What can be done to improve the credentialing of surgeons?

Credentialing has been a problem, but it clouds this issue. The issue is mesh, not credentialing. It’s a foreign body.

Why aren’t we just banning mesh?

“The elephant in the room here is that there’s a whole generation of surgeons who only know mesh to address incontinence and prolapse issues. Medicos really believe it’s the right thing to do.”

Panel member Joanne McCarthy (Newcastle Herald journalist credited with raising awareness of the mesh issue) joined in:

“It’s a business. That’s why it isn’t banned.”

How can we make sure that this doesn’t happen again?

“As a profession we (surgeons) are bad. You can’t leave us to monitor ourselves. Self-regulation has failed time and time again. We need an independent monitoring body which can look after consumers.”

Joanne McCarthy:

“The system isn’t up to dealing with the problem. It doesn’t accept being challenged. How dare we criticise some of the best surgeons in the country? These are abuse of power issues.”

I finished the day in a workshop comparing notes on what the different States and Territories were doing with their mesh responses.
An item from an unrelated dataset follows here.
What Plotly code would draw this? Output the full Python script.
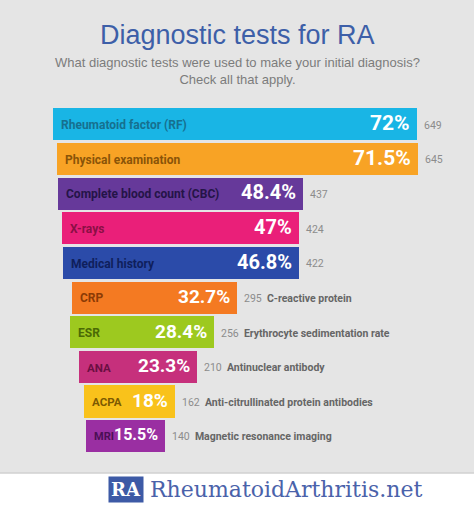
import plotly.graph_objects as go

# ---- data ----
tests = ["Rheumatoid factor (RF)", "Physical examination", "Complete blood count (CBC)",
         "X-rays", "Medical history", "CRP", "ESR", "ANA", "ACPA", "MRI"]
percents = [72, 71.5, 48.4, 47, 46.8, 32.7, 28.4, 23.3, 18, 15.5]
percent_labels = ["72%", "71.5%", "48.4%", "47%", "46.8%", "32.7%", "28.4%", "23.3%", "18%", "15.5%"]
counts = [649, 645, 437, 424, 422, 295, 256, 210, 162, 140]
descriptions = ["", "", "", "", "", "C-reactive protein", "Erythrocyte sedimentation rate",
                "Antinuclear antibody", "Anti-citrullinated protein antibodies",
                "Magnetic resonance imaging"]

# ---- styling ----
bar_colors = ["#19b5e5", "#f8a325", "#66399a", "#ea1f79", "#2b4ba9",
              "#f47a22", "#9dc91f", "#c6307c", "#f9c21b", "#9a2fa2"]
label_colors = ["#16708f", "#8a5408", "#241447", "#8a0f45", "#0f1f5c",
                "#8c3a05", "#4b6a05", "#6a0f42", "#7c5a02", "#4a0f55"]
row_indent = [0, 0.8, 1.0, 1.8, 2.0, 3.8, 3.4, 5.2, 6.2, 6.6]  # ribbon stagger
pct_sizes = [21, 21, 20, 20, 20, 19, 19, 19, 19, 16]
label_sizes = [12, 12, 12, 12, 12, 12, 12, 11.5, 11.5, 11]
COND = "Roboto, Liberation Sans, sans-serif"

fig = go.Figure()
fig.add_trace(go.Bar(
    y=tests, x=percents, base=row_indent, orientation="h",
    marker=dict(color=bar_colors, line=dict(width=0)),
    width=0.93, cliponaxis=False, hoverinfo="skip",
))

annotations = []
for t, v, b, c, lc, d, pl, ps, ls in zip(tests, percents, row_indent, counts, label_colors,
                                          descriptions, percent_labels, pct_sizes, label_sizes):
    annotations.append(dict(
        x=b, y=t, xref="x", yref="y", xanchor="left", yanchor="middle", xshift=6, yshift=-1,
        text=t, showarrow=False,
        font=dict(family=COND, size=ls, color=lc, weight="bold")))
    annotations.append(dict(
        x=b + v, y=t, xref="x", yref="y", xanchor="right", yanchor="middle", xshift=-5, yshift=1,
        text=pl, showarrow=False,
        font=dict(family=COND, size=ps, color="white", weight="bold")))
    txt = f"{c}"
    if d:
        txt += f"  <span style='color:#666666;font-weight:bold'>{d}</span>"
    annotations.append(dict(
        x=b + v, y=t, xref="x", yref="y", xanchor="left", yanchor="middle", xshift=5, yshift=-1,
        text=txt, showarrow=False,
        font=dict(family=COND, size=10.5, color="#8c8c8c")))

annotations += [
    dict(x=0.5, y=1 - 35 / 507, xref="paper", yref="paper", xanchor="center", yanchor="middle",
         text="Diagnostic tests for RA", showarrow=False,
         font=dict(family="Liberation Sans, Arial, sans-serif", size=27, color="#3d5fa8")),
    dict(x=0.5, y=1 - 71 / 507, xref="paper", yref="paper", xanchor="center", yanchor="middle",
         text="What diagnostic tests were used to make your initial diagnosis?<br>Check all that apply.",
         showarrow=False,
         font=dict(family="Liberation Sans, Arial, sans-serif", size=13, color="#7c7c7c")),
    dict(x=126 / 474, y=1 - 489 / 507, xref="paper", yref="paper", xanchor="center", yanchor="middle",
         text="<b>RA</b>", showarrow=False, bgcolor="#3d5aa6", borderpad=2,
         font=dict(family="DejaVu Serif, serif", size=18, color="white")),
    dict(x=148 / 474, y=1 - 489 / 507, xref="paper", yref="paper", xanchor="left", yanchor="middle",
         text="RheumatoidArthritis.net", showarrow=False,
         font=dict(family="DejaVu Serif, serif", size=22, color="#4a62aa")),
]

shapes = [
    dict(type="rect", xref="paper", yref="paper", x0=0, x1=1, y0=0, y1=34 / 507,
         fillcolor="white", line=dict(width=0), layer="below"),
    dict(type="line", xref="paper", yref="paper", x0=0, x1=1, y0=34 / 507, y1=34 / 507,
         line=dict(color="#d0d0d0", width=1.5), layer="below"),
]

fig.update_layout(
    width=474, height=507, margin=dict(l=0, r=0, t=0, b=0),
    paper_bgcolor="#e5e5e5", plot_bgcolor="rgba(0,0,0,0)",
    showlegend=False, bargap=0,
    xaxis=dict(range=[-10.5, 83.36], visible=False, fixedrange=True),
    yaxis=dict(categoryorder="array", categoryarray=tests, autorange="reversed",
               domain=[0.1059, 0.7895], visible=False, fixedrange=True),
    annotations=annotations, shapes=shapes,
)

fig.write_html("out.html")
There wasn’t much to say about the ACT yet – plans are afoot to put together a multidisciplinary mesh clinic to address women’s needs into the future, but funding has not yet been secured and the shape it will take remains to be seen. A bright point in this workshop was the presentation by HCQ which showed what must be the Australia leading response so far- the Queensland mesh service, co-created with mesh injured consumers.

The intention of this forum was to address some of the unfinished business around mesh, and to collectively come up with concrete ideas for how to move this situation forward for the affected consumers. This was an insightful, well thought out day with excellent information shared. However, the progress with concrete steps forward was not as much as hoped. People’s trauma kept bubbling through and demanding space and time to be acknowledged. Perhaps we, as consumer advocates, were one or maybe several steps ahead of ourselves. As one of the Canberra mesh injured women said to me, “You can’t just jump straight to fixing it. You’ve got to properly hear people first. These women have never been heard”.